Nice surprise package in the office this morning - my copy of David Weinberger's new book, Everything Is Miscellaneous, just arrived.

Obviously, I haven't had the time to give it much more than a cursory glance so far, but I have a couple of tiny, immediate observations:

1. The publisher's letter included in the package opens with: "Dear Michael, We have made a mess." I thought, at first, that this was a reference to the fact that a bunch of the complimentary copies they'd shipped out had somehow gone missing in transit, but it's actually a segue into their blurb for the book: "We have made a mess. In the past, everything had its place -- its one category or shelf..." Accidentally appropriate.

2. I think I may have described in the past one of my rather unusual talents ("quirks" might be a better word). When I look at a page of text, if there's a single typo or spelling error, it seems to jump out at me before I've even read the page.

My eye is magnetically drawn to mistakes on the page - in anything but my own writing, anyway. I always manage to miss my own typos, even if I read the page five times over.

It's a rather strange little skill, if that's even the correct word for it. I've often thought I could always get a gig as a proof-reader, if all else fell through. Back when we were doing the IPO, in rooms full of bankers, accountants and lawyers, I always seemed to be the first to spot the rounding errors and data entry cockups in the columns of numbers. I completely suck at number-crunching, but the errors on a page just sing to me.

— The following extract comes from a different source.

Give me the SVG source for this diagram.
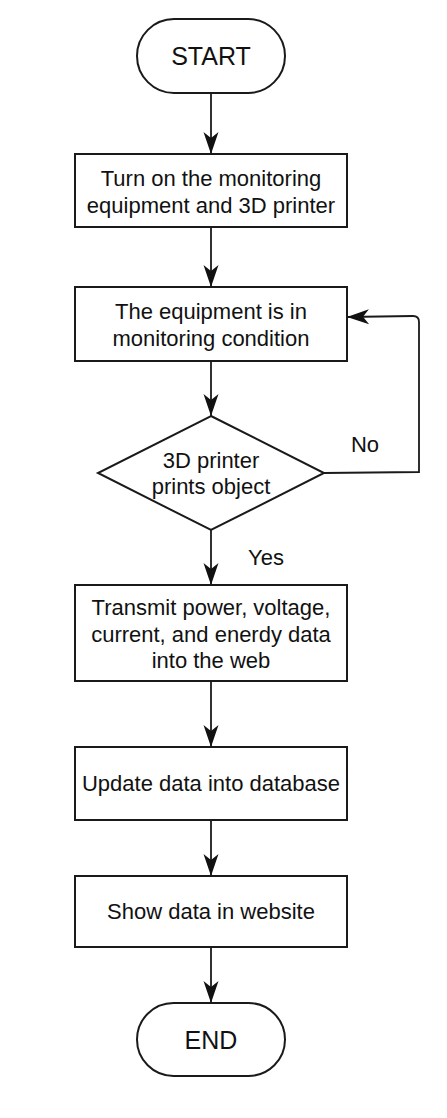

So I slide David's book out of the padded envelope and the very first thing I see on the back of the book is this quotation from Jimmy Wales:

"Just when I thought I understood the world, David Wei nberger turns it upside down..."

The cover design is all shiny and lovely, and they've done something very clever with the printing, giving the text on the front and spine an almost 3D quality. Shame to find this silly and utterly trivial little glitch on the back.

Pointing this out, btw, is in no way a reflection on the book at all. It's an incredibly trivial and picky thing to draw attention to; says more about my curious typo-sensing radar ability than the quality of the fine tome I hold in my hands.